As any fan of Olympic races can attest (with many race winners being determined by hundredths or tenths of seconds) knowing with certainty where the finish line is makes a difference - both for the participants, and our ability to observe it.
Limitation number three:
In elections with more than two candidates, the finish line is also blurry.
Here is where the blurry snapshot analogy starts to break down, because races have predetermined finish lines, whereas the finish line in elections quite literally depends on how much support all the participants get, even those who have no chance of winning.
For example, if I enter a 100m sprint contest with two Olympians who, for some reason, still have incentive to try - my performance in no way changes where the finish line is: 100m.

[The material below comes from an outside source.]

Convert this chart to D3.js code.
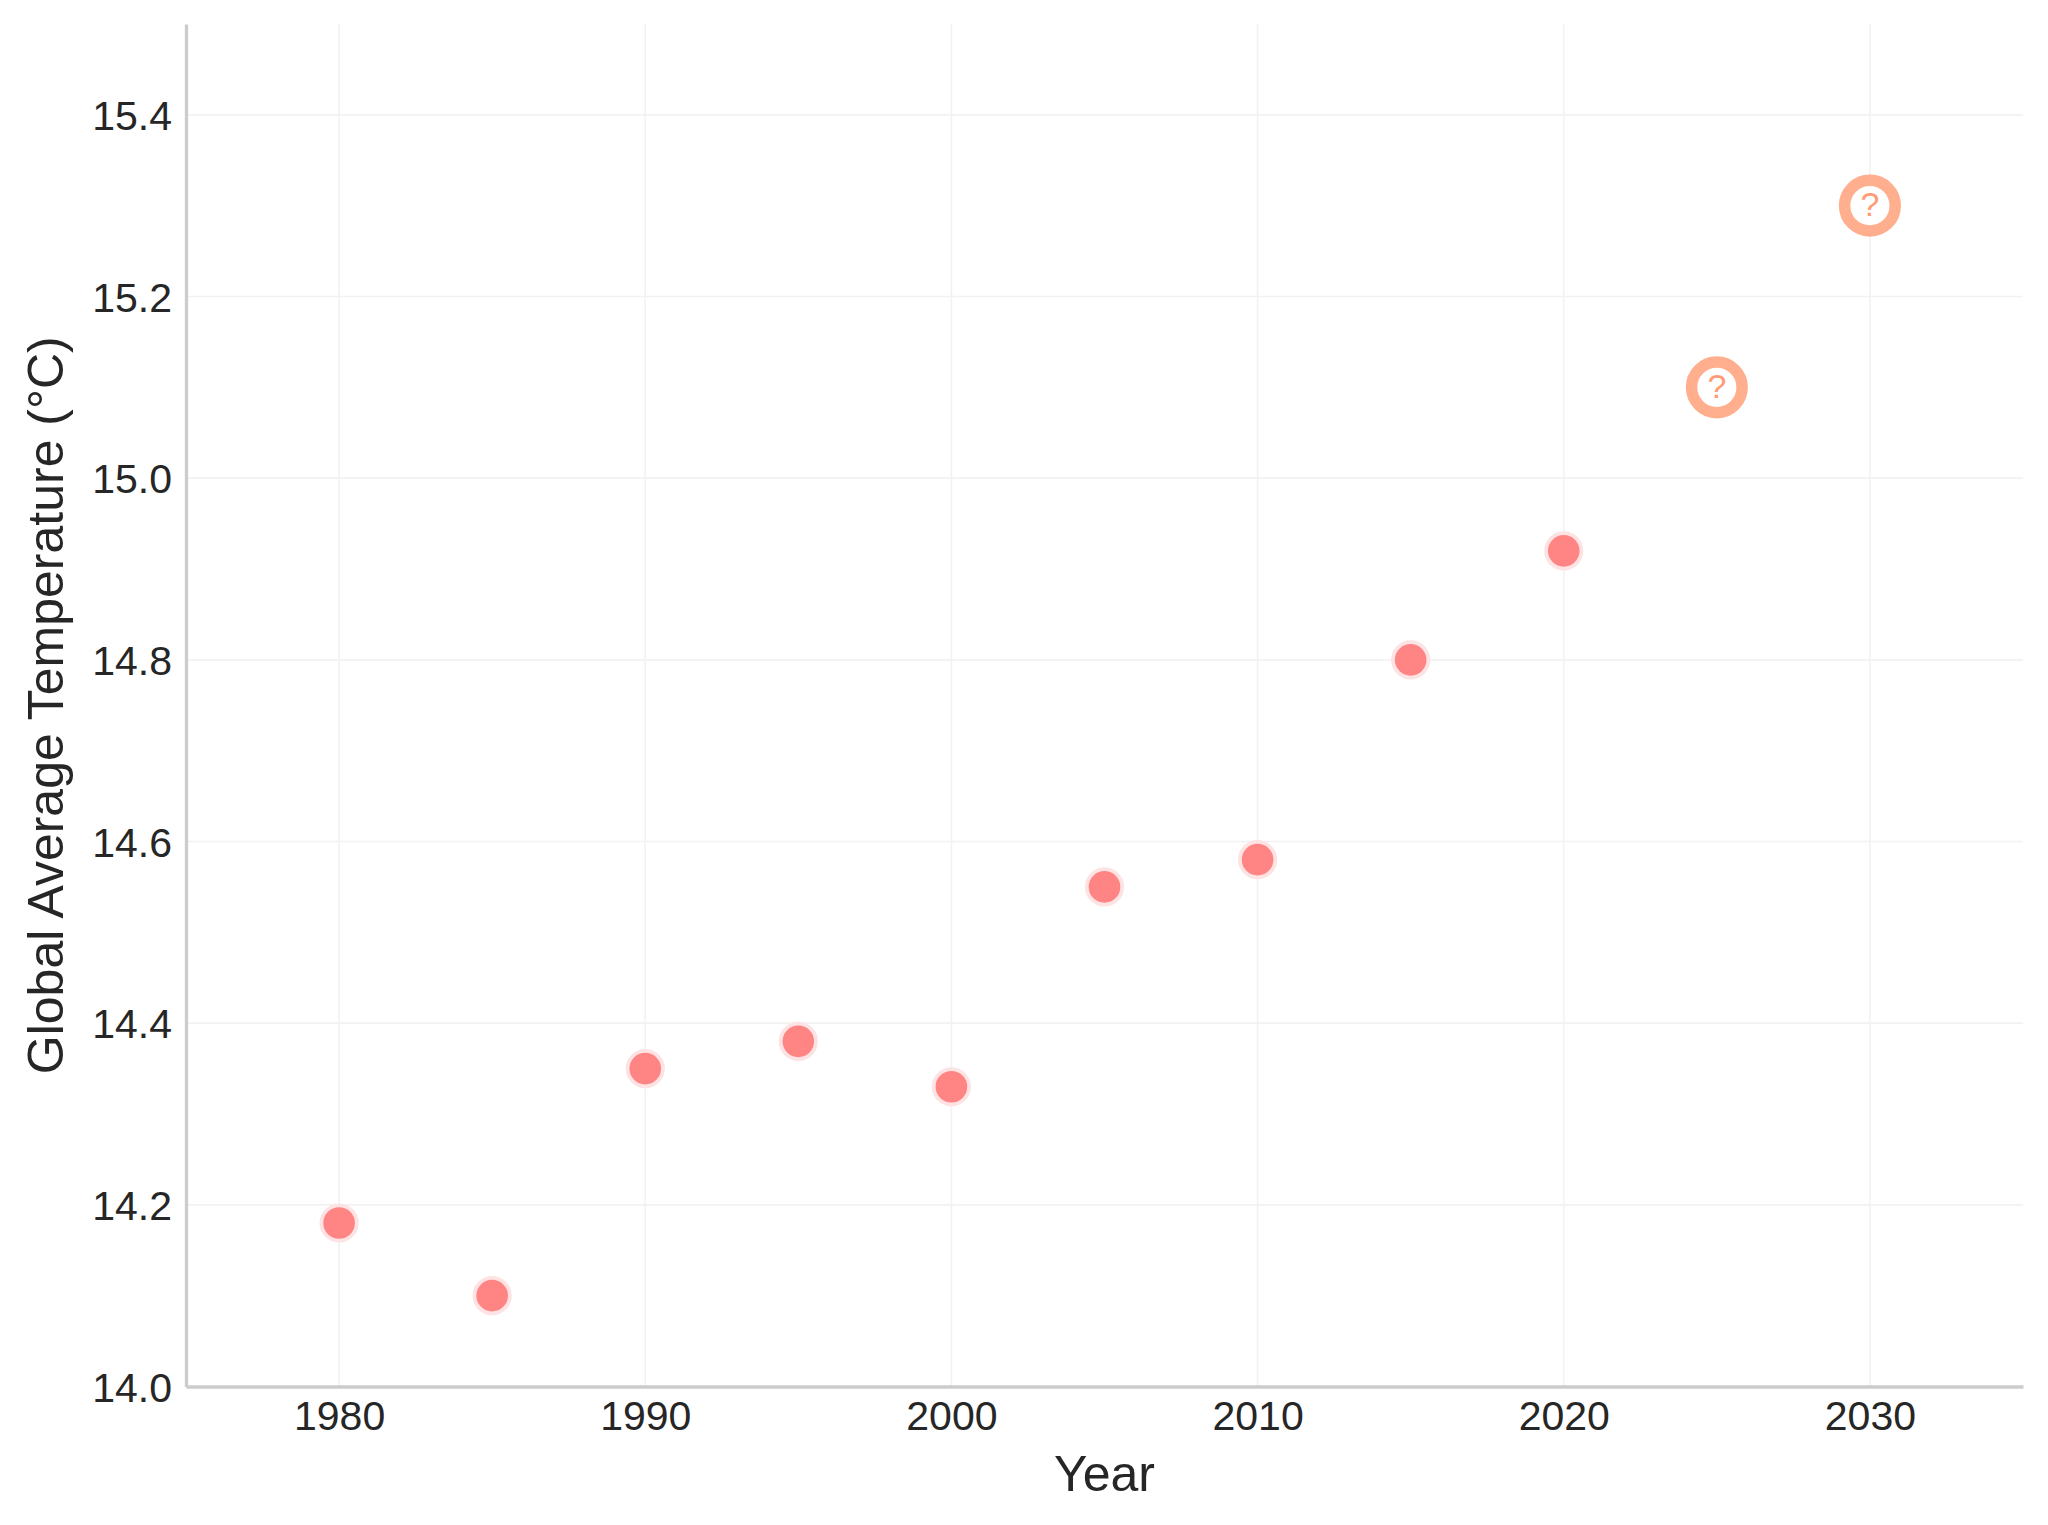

It's indisputable that aside from their getting injured I would finish in last place, by a lot, but this has no impact on their finish line.
But in elections, it does!
The finish line in a head-to-head, two-way race is 50% +1.
For purposes of the analogy, let's call this 50% +1 finish line “100m”
But for some reason, I'm in this race. While I have zero chance of winning, my mere existence and participation in it, because of the rules in this silly contest, moves the finish line.
The amount the finish line moves is directly proportional to my performance in the race.
If I am very, very slow - barely out of the starting blocks as they near the end - their finish line doesn't move much. But it still moves!
Similarly, a weak but existent third-party candidate, who pulls even a trivial 2% of the vote, moves that race’s finish line!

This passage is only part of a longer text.